Source code of charts:

· · · · ·

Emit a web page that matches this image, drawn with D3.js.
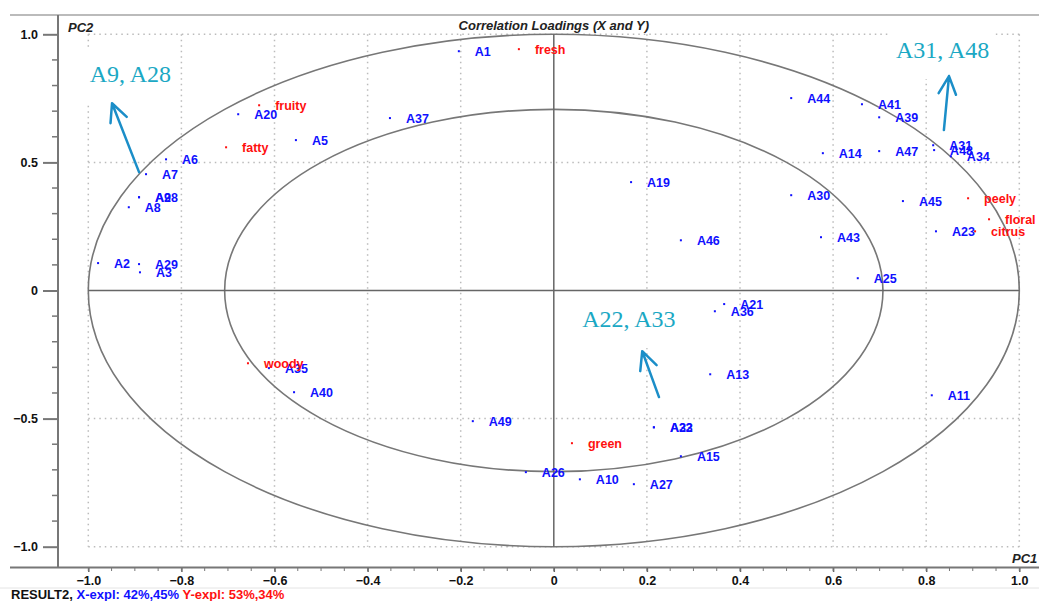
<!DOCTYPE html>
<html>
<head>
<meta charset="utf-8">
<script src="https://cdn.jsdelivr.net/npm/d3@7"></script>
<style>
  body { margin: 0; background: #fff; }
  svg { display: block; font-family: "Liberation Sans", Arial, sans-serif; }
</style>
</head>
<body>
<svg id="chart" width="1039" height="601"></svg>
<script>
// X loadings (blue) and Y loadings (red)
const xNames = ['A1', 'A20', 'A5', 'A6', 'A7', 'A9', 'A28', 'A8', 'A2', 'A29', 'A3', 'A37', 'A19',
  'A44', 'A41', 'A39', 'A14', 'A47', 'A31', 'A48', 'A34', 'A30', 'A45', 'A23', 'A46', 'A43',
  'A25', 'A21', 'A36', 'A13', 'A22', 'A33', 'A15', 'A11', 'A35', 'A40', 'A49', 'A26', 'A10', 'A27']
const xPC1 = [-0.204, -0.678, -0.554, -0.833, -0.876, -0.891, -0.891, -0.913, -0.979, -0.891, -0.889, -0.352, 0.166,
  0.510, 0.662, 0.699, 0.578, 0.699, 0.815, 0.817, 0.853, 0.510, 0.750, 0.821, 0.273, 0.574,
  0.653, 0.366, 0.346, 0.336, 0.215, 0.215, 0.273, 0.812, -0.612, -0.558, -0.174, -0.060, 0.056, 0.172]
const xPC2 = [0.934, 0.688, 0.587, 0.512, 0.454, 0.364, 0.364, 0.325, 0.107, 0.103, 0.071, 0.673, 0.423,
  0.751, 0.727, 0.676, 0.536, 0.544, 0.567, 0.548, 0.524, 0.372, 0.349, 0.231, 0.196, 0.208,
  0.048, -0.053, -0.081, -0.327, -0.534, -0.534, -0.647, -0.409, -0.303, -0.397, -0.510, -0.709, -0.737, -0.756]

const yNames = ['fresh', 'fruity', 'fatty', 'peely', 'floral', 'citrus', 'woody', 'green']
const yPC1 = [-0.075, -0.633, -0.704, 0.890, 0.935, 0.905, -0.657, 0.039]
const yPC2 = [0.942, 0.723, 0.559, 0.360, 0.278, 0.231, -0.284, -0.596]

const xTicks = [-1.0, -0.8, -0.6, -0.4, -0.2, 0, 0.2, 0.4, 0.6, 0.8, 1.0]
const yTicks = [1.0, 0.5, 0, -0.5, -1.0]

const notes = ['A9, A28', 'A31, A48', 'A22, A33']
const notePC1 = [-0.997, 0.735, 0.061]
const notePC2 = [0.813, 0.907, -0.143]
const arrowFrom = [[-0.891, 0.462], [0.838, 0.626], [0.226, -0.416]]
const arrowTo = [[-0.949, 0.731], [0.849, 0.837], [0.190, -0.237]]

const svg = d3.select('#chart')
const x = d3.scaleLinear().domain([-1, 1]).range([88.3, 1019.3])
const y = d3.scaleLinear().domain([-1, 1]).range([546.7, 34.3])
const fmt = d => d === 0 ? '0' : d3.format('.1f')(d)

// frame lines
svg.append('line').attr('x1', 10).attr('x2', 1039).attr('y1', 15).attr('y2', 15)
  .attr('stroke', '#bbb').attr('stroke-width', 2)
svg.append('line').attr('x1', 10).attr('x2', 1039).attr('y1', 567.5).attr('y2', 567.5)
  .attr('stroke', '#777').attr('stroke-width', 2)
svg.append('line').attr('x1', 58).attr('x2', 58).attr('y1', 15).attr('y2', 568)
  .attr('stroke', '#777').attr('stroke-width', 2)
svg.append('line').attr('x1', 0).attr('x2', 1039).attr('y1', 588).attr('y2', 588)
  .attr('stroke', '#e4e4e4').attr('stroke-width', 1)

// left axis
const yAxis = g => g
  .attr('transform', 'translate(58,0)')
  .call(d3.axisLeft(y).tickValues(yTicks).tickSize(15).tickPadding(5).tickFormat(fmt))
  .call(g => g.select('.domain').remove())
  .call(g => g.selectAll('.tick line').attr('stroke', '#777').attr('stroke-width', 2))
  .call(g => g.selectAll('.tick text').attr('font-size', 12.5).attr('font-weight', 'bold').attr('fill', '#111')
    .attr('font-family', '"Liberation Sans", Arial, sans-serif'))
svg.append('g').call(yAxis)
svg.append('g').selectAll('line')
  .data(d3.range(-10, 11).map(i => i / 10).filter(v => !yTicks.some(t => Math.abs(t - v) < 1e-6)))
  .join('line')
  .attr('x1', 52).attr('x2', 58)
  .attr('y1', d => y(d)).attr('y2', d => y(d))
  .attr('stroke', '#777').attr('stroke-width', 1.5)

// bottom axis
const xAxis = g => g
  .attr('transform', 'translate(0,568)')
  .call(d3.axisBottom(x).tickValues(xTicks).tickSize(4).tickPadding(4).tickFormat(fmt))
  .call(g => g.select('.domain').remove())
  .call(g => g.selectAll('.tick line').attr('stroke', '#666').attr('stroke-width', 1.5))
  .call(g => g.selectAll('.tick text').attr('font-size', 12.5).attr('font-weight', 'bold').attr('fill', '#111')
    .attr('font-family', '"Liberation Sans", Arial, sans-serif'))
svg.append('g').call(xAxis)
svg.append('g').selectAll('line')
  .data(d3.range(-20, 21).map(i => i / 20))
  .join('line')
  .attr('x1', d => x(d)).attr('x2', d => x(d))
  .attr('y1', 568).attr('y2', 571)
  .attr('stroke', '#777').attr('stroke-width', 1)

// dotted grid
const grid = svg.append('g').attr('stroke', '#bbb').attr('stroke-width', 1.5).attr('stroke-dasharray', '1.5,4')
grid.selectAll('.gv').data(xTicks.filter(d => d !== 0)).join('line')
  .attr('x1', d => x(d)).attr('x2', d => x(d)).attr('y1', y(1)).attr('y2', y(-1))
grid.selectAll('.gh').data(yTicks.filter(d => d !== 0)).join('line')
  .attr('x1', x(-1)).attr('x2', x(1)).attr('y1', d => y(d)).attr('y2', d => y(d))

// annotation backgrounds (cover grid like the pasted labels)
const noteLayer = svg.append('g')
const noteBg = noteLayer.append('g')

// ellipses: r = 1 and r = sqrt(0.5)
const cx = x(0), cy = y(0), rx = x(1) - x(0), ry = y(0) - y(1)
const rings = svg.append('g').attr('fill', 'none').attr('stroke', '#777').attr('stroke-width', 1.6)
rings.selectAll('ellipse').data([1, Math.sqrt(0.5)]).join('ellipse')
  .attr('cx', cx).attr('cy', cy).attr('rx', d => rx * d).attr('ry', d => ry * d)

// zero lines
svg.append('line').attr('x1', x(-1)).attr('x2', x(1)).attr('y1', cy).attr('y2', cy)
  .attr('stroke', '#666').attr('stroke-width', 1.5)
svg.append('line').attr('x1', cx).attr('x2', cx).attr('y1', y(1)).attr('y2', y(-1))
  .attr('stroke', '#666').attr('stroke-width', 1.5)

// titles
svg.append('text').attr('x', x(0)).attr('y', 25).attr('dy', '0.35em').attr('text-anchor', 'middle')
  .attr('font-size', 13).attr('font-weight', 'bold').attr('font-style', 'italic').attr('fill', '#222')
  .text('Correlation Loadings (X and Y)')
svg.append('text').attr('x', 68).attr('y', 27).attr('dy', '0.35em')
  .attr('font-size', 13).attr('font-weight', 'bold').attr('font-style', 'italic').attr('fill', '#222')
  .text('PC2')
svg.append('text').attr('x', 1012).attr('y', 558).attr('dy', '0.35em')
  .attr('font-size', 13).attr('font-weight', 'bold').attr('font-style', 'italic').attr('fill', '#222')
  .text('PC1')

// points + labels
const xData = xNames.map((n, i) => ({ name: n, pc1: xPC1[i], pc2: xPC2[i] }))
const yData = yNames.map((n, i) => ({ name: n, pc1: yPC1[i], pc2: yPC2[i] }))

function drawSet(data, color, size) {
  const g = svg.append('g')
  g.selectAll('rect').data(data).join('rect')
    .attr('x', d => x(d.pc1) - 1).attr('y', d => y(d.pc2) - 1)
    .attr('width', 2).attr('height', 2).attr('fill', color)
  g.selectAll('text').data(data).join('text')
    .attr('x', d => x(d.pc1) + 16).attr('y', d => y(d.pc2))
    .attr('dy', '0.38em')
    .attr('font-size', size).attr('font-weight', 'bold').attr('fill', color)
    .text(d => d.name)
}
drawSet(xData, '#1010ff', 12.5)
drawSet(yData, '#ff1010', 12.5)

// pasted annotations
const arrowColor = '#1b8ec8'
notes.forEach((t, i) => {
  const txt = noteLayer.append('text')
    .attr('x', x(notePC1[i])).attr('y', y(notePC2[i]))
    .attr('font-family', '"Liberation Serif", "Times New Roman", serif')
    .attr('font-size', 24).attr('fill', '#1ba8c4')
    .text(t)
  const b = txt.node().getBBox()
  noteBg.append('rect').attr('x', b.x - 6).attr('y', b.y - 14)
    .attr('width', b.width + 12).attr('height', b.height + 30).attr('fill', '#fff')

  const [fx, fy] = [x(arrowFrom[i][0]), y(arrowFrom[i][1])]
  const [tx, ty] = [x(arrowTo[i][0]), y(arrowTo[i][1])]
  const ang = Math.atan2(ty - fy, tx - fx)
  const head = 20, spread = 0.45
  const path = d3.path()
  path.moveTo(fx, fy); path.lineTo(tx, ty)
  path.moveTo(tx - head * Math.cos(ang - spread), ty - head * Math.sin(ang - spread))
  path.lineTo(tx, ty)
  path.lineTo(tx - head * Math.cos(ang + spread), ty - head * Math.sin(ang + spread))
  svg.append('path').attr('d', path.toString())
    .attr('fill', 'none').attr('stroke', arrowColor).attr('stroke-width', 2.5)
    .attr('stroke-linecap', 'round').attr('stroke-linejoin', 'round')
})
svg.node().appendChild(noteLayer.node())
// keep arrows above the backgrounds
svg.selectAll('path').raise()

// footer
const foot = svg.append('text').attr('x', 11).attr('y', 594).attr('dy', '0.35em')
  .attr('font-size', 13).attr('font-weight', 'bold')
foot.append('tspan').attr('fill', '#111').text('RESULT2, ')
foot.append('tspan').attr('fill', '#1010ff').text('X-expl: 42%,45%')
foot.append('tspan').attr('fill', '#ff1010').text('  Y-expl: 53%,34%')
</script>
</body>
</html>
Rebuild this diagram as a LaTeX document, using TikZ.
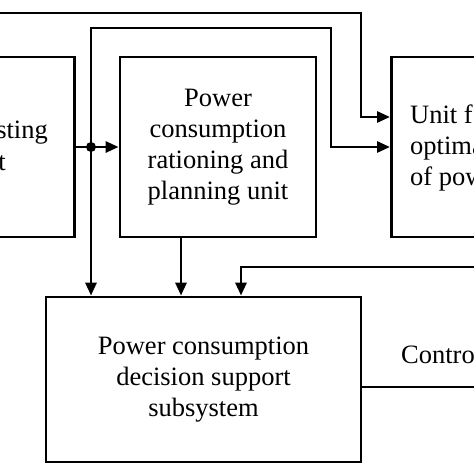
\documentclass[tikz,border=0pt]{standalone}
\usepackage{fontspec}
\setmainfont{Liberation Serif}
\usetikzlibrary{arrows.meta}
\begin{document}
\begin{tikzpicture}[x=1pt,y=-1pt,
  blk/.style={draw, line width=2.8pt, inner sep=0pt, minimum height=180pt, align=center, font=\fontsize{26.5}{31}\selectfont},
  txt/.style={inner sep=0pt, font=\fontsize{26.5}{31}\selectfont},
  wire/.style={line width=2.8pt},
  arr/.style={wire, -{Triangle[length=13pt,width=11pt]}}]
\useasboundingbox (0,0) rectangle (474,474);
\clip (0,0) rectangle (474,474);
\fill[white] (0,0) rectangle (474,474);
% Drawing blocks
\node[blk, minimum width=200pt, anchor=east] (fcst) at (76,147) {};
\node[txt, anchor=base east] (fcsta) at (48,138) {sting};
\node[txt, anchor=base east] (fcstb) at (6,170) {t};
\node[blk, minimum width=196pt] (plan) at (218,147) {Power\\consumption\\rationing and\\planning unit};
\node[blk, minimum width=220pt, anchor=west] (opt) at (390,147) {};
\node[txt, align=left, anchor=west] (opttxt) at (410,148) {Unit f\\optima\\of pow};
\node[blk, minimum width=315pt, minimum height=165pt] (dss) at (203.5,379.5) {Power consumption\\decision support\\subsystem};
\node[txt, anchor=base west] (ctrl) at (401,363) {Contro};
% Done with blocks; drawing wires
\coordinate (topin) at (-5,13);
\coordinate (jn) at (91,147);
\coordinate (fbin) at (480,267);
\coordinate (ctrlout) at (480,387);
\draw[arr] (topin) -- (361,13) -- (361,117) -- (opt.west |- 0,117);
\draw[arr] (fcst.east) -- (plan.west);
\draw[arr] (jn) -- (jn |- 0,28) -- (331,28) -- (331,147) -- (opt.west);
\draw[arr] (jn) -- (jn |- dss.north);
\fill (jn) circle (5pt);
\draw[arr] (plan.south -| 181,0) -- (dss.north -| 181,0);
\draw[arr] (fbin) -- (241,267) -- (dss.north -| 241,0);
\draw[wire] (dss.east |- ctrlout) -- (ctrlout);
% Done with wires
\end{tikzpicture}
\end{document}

· · · · ·

== Problem statement ==
Of the lines above, copy each that contains "this".

== Answer to the exercise ==
Emit a web page that matches this image, drawn with D3.js.
Rebuild this diagram as a LaTeX document, using TikZ.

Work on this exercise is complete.